Sick kids. Sleep deprivation. A toddler demanding snacks mid-monologue. A four-year-old bursting into your writing time to urgently announce they’ve named their toe "Captain Fartblast." You learn to hit emotional beats while buttering the seventh piece of toast for the day and muting Bluey.

Sometimes you just Zoom it. Trackies on. Bra off. Half-muted. Toddler bribed. Script propped up against a tub of Duplo. Still showing up because this is what fuels us. Even when you’ve been up since 3am and your skin is held together with concealer and willpower, and there’s so much dry shampoo in your hair it's blending in with the newly growing greys.

Being a mother in this industry doesn’t mean stepping back — it means getting creative about how we step in. Meeting a fellow actor at an audition and asking them to watch your sleeping baby in the car while you run inside for your callback. Your children become regulars in your self-tapes as either a director, a heckler

or a scene stealer. A growing baby bump is strategically hidden from the camera behind carefully positioned pillows or under a large jumper, because this role and this baby weren’t supposed to arrive at the same time. Urgently signalling to wardrobe from set because you’ve gone two hours overtime, your baby’s missing your

milk, and your boobs? They just know. Or juggling a toddler on your hip during rehearsal, staying in character while walking toward the male lead opposite you, all while your little one is whispering in your ear — not about your lines, but about dinosaurs, or their sock being "too feely."
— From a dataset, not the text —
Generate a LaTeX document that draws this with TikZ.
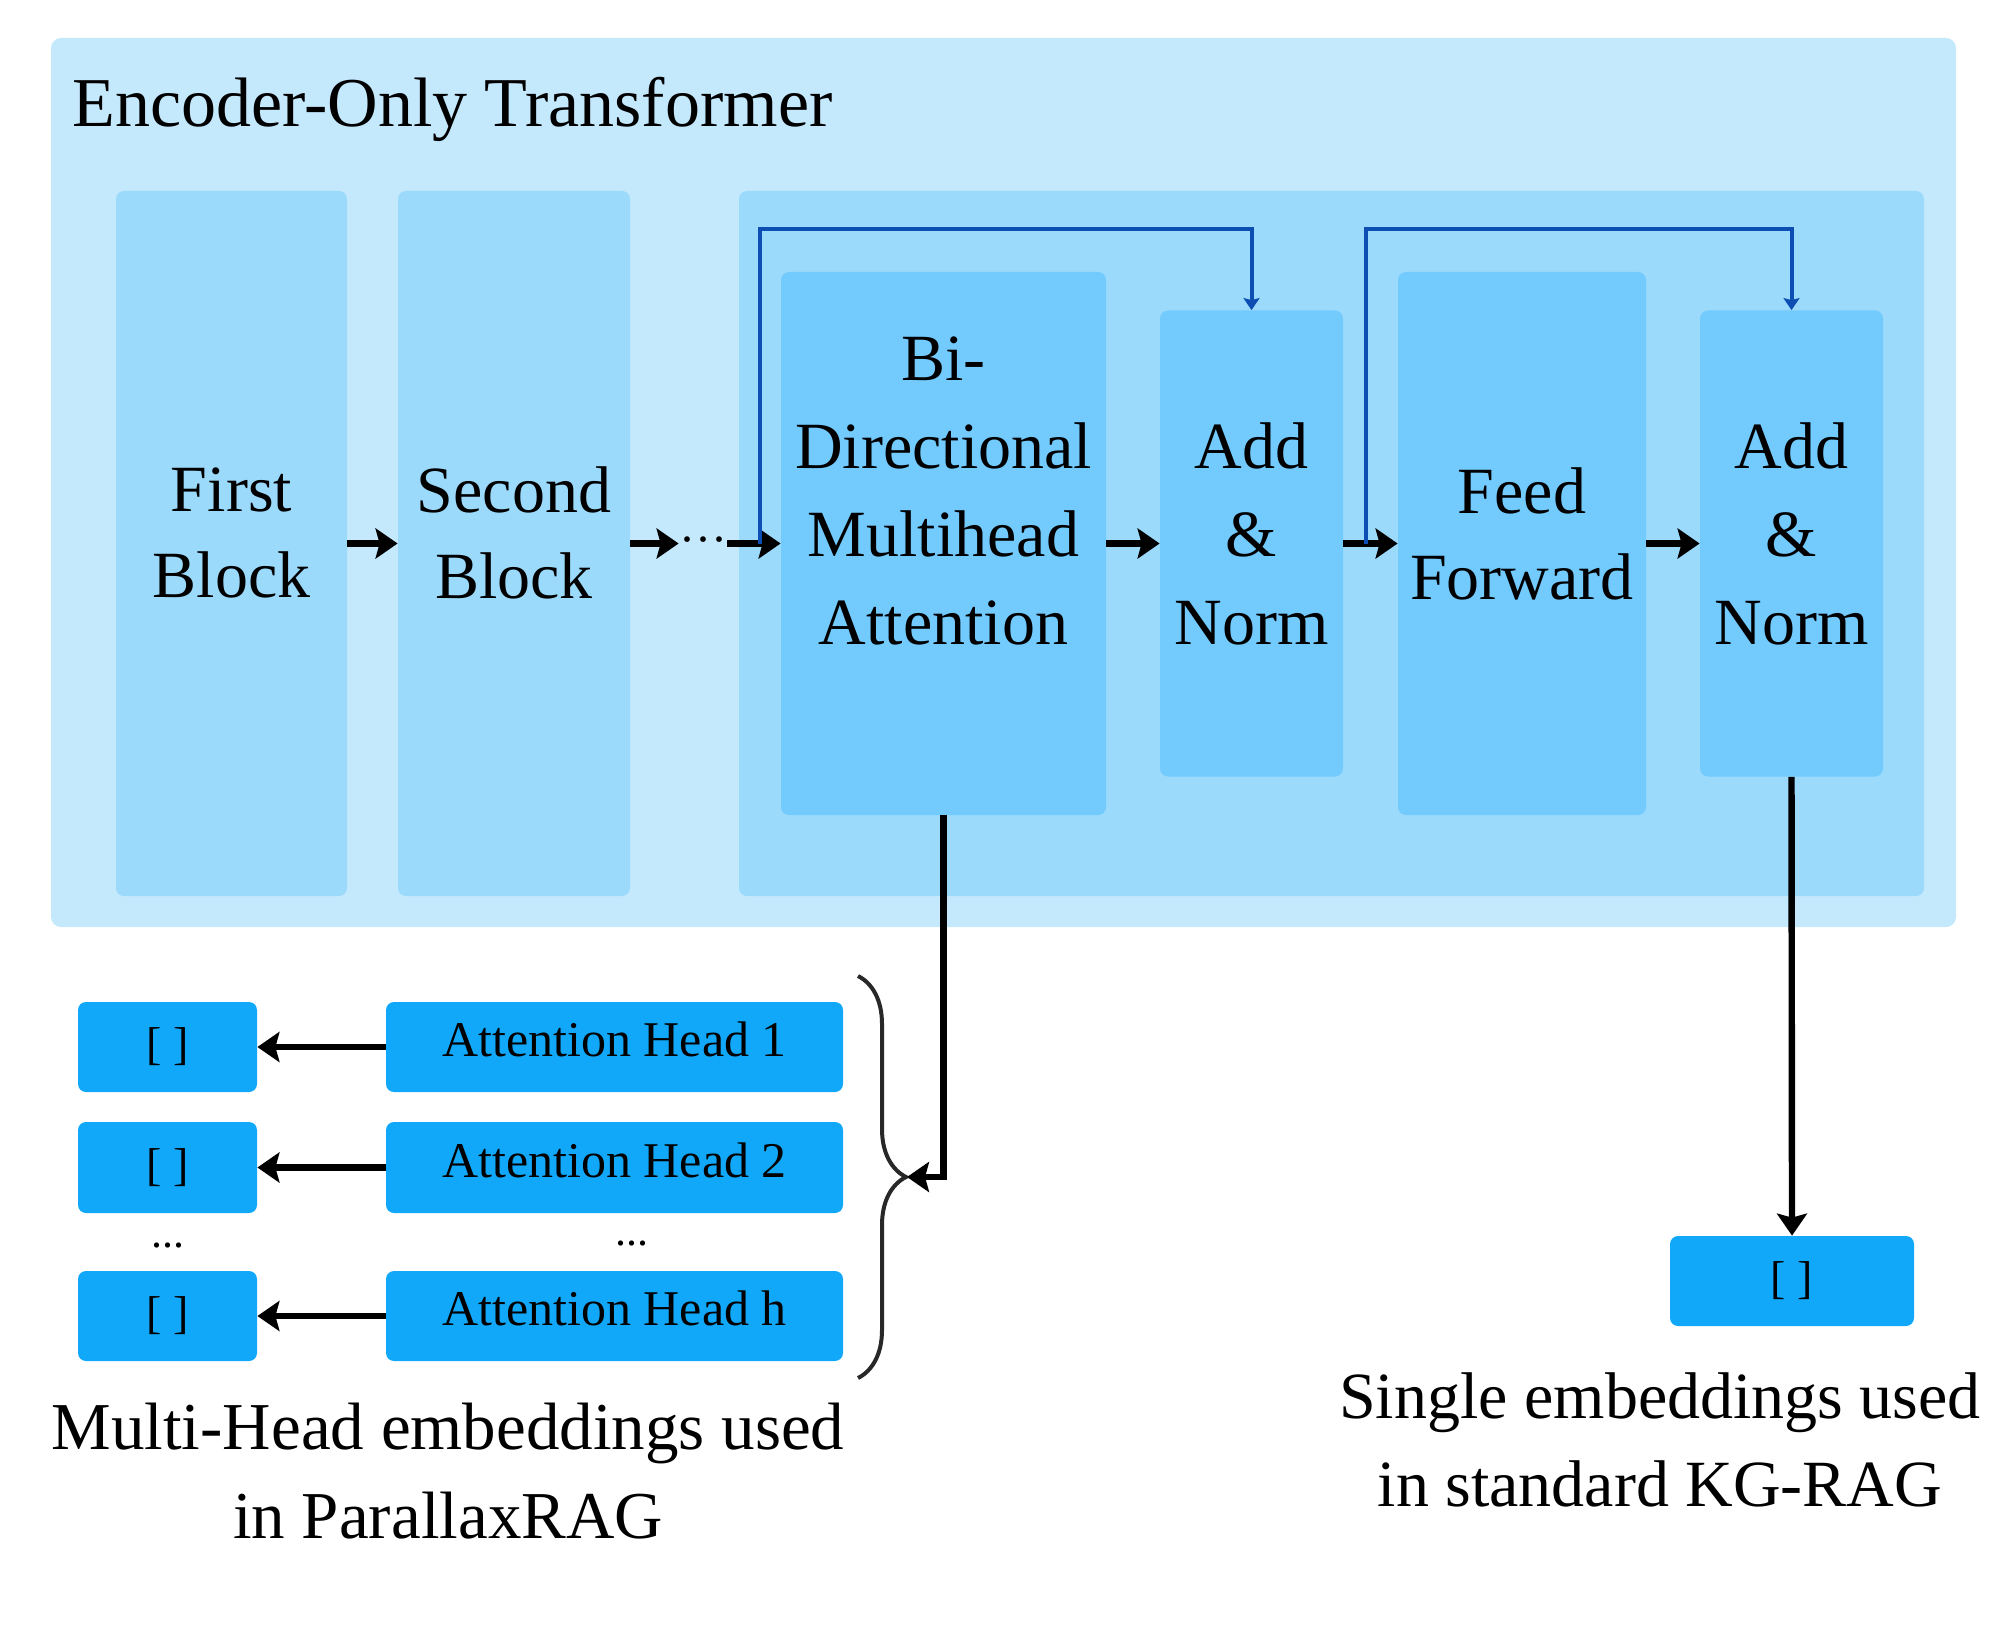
\documentclass[tikz,border=0pt]{standalone}
\usepackage{fontspec}
\setmainfont{Liberation Serif}
\usetikzlibrary{arrows.meta,decorations.pathreplacing,calc}
\definecolor{outerC}{RGB}{196,232,252}
\definecolor{blockC}{RGB}{156,218,252}
\definecolor{innerC}{RGB}{114,202,253}
\definecolor{brightC}{RGB}{18,168,250}
\definecolor{skipC}{RGB}{12,78,178}
\definecolor{braceC}{RGB}{40,40,40}
\begin{document}
\begin{tikzpicture}[x=0.5pt,y=-0.5pt,
  box/.style={rectangle, rounded corners=4pt, inner sep=0pt, draw=none},
  lbl/.style={align=center, inner sep=0pt, font=\fontsize{33}{43}\selectfont},
  lblw/.style={align=center, inner sep=0pt, font=\fontsize{33}{44}\selectfont},
  headtxt/.style={anchor=base, inner sep=0pt, font=\fontsize{25}{29}\selectfont},
  embtxt/.style={inner sep=0pt, font=\fontsize{23}{27}\selectfont},
  caption/.style={align=center, inner sep=0pt, font=\fontsize{33}{44}\selectfont},
  arr/.style={line width=3.2pt, -{Stealth[length=11pt,width=15pt,inset=2pt]}},
  skipline/.style={draw=skipC, line width=2pt, -{Stealth[length=6pt,width=8pt,inset=1pt]}},
]
\useasboundingbox (0,0) rectangle (2016,1642);
% containers
\node[box, rounded corners=5pt, fill=outerC, minimum width=952.5pt, minimum height=444.5pt] (outer) at (1003.5,482.5) {};
\node[anchor=base west, inner sep=0pt, font=\fontsize{35}{42}\selectfont] (title) at (72,127) {Encoder-Only Transformer};
\node[box, fill=blockC, minimum width=115.5pt, minimum height=352.5pt] (first) at (231.5,543.5) {};
\node[box, fill=blockC, minimum width=116pt, minimum height=352.5pt] (second) at (514,543.5) {};
\node[box, fill=blockC, minimum width=592.5pt, minimum height=352.5pt] (cont) at (1331.5,543.5) {};
\node[box, fill=innerC, minimum width=162.5pt, minimum height=271.5pt] (bidir) at (943.5,543.5) {};
\node[box, fill=innerC, minimum width=91.5pt, minimum height=233pt] (an1) at (1251.5,543.5) {};
\node[box, fill=innerC, minimum width=124pt, minimum height=271.5pt] (ff) at (1522,543.5) {};
\node[box, fill=innerC, minimum width=91.5pt, minimum height=233pt] (an2) at (1791.5,543.5) {};
% labels
\node[lbl] (firstT) at (231.5,532.5) {First\\Block};
\node[lbl] (secondT) at (514,532.5) {Second\\Block};
\node[lblw] (bidirT) at (943.5,490.5) {Bi-\\Directional\\Multihead\\Attention};
\node[lblw] (an1T) at (1251.5,533.5) {Add\\\&\\Norm};
\node[lbl] (ffT) at (1522,534) {Feed\\Forward};
\node[lblw] (an2T) at (1791.5,533.5) {Add\\\&\\Norm};
\node[anchor=base, inner sep=0pt, font=\fontsize{24}{28}\selectfont] (dots) at (703,555) {···};
% main arrows
\draw[arr] (first.east) -- (second.west);
\draw[arr] (second.east) -- (second.east -| dots.west);
\draw[arr] (dots.east |- bidir.west) -- (bidir.west);
\draw[arr] (bidir.east) -- (an1.west);
\draw[arr] (an1.east) -- (ff.west);
\draw[arr] (ff.east) -- (an2.west);
% skip connections
\coordinate (s1) at (760,543.5);
\coordinate (k1) at (760,229);
\coordinate (s2) at (1366,543.5);
\coordinate (k2) at (1366,229);
\draw[skipline] (s1) -- (k1) -| (an1.north);
\draw[skipline] (s2) -- (k2) -| (an2.north);
% lower left: heads
\node[box, fill=brightC, minimum width=228.5pt, minimum height=45pt] (h1) at (614.5,1047) {};
\node[box, fill=brightC, minimum width=228.5pt, minimum height=45.5pt] (h2) at (614.5,1167.5) {};
\node[box, fill=brightC, minimum width=228.5pt, minimum height=45pt] (hh) at (614.5,1316) {};
\node[headtxt] (h1T) at (614.5,1056) {Attention Head 1};
\node[headtxt] (h2T) at (614.5,1177) {Attention Head 2};
\node[headtxt] (hhT) at (614.5,1325) {Attention Head h};
\node[box, fill=brightC, minimum width=89.5pt, minimum height=45pt, embtxt] (e1) at (167.5,1047) {[ ]};
\node[box, fill=brightC, minimum width=89.5pt, minimum height=45.5pt, embtxt] (e2) at (167.5,1167.5) {[ ]};
\node[box, fill=brightC, minimum width=89.5pt, minimum height=45pt, embtxt] (eh) at (167.5,1316) {[ ]};
\node[anchor=base, inner sep=0pt, font=\fontsize{22}{26}\selectfont] (ldots) at (168,1247) {...};
\node[anchor=base, inner sep=0pt, font=\fontsize{22}{26}\selectfont] (mdots) at (632,1245) {...};
\draw[arr] (h1.west) -- (e1.east);
\draw[arr] (h2.west) -- (e2.east);
\draw[arr] (hh.west) -- (eh.east);
% brace
\draw[draw=braceC, line width=2pt, decorate, decoration={brace, amplitude=24pt}] (858,976) -- (858,1378);
\coordinate (btip) at (907,1177);
\draw[arr] (bidir.south) |- (btip);
\node[caption, font=\fontsize{33.5}{44.5}\selectfont] (capL) at (448,1471) {Multi-Head embeddings used\\in ParallaxRAG};
% right: single embedding
\node[box, fill=brightC, minimum width=122pt, minimum height=45pt, embtxt] (single) at (1792,1281) {[ ]};
\draw[arr] (an2.south) -- (single.north);
\node[caption] (capR) at (1660,1439.5) {Single embeddings used\\in standard KG-RAG};
\end{tikzpicture}
\end{document}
And somehow? That interruption makes the moment better. It reminds you why you do this. For the messy, imperfect, beautiful magic that only motherhood and creativity can create.

We’re used to pressure. To chaos.

To making magic in the margins.

I’m currently playing with a script, and one line keeps echoing in my brain: “I’m not mad — I’m just passionate.” Honestly, I’m thinking about getting it stitched onto a tea towel. Or a tote bag. Or tattooed above my left boob.

Because if there’s one thing I’ve learned? Motherhood doesn’t dilute the dream. It sharpens it. And sometimes, it hands you a tiny donkey and reminds you not to take yourself so seriously.